Whatever is not market-driven is likely to be dismissed by economists and governments as "externalities." Were it valued at its real worth – both the human and the physical investments – there is likely to be not only a balanced budget, but a surplus. But by the same logic, environmental conservation that should be but has not been made must be booked not as "fiscal prudence" but as a budgetary deficit. Accountancy tends to become the footstool of the economic interest in control of the government through the civil service.

We have often asked ourselves what form the next bailout of our deregulated and expansion-driven banks would take, now that the statutory reserves have been essentially exhausted on the previous bailout, and higher interest rates have shown their eventual destructive potential of the very banks.

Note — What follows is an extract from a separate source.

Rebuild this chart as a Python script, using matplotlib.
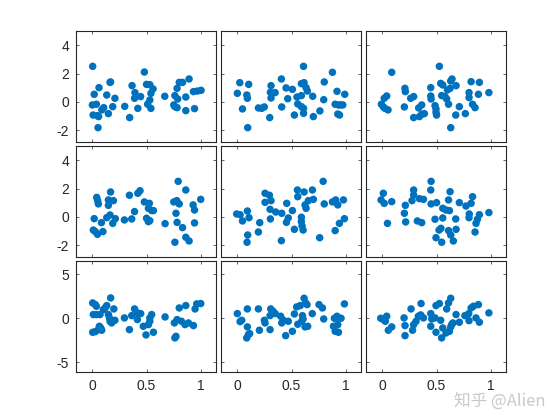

It is increasingly clear that the authors of government strategy in such matters – the high treasury civil servants – have asked the same question and decided that the wholesale despoliation of the public interest by corporative buccaneers is the answer.

Significantly The New York Times (01/12/06, "History for Sale: Needs Work France, Burdened by Upkeep, Puts Prime Properties on the Block" by Craig S. Smith) writes: "Paris – France is selling dozens of historic properties in Paris and in the provinces, using the proceeds to move the government bureaucrats into less expensive properties of Paris’s golden age. Foreigners, primarily American pension funds and private American firms, are the biggest buyers so far. For all their Gallic pride, the French seem happy to have anyone take the properties off the hands of the taxpayers."

The script could almost have been taken from the Toronto press, except that the government will not be staying as tenants because US corporations wish to occupy the properties. And there are more commissions and capital gains down the road to be earned with future tenancies of such properties left open. It would seem only a matter of time before the Louvre and arts contents is up for the highest bidder.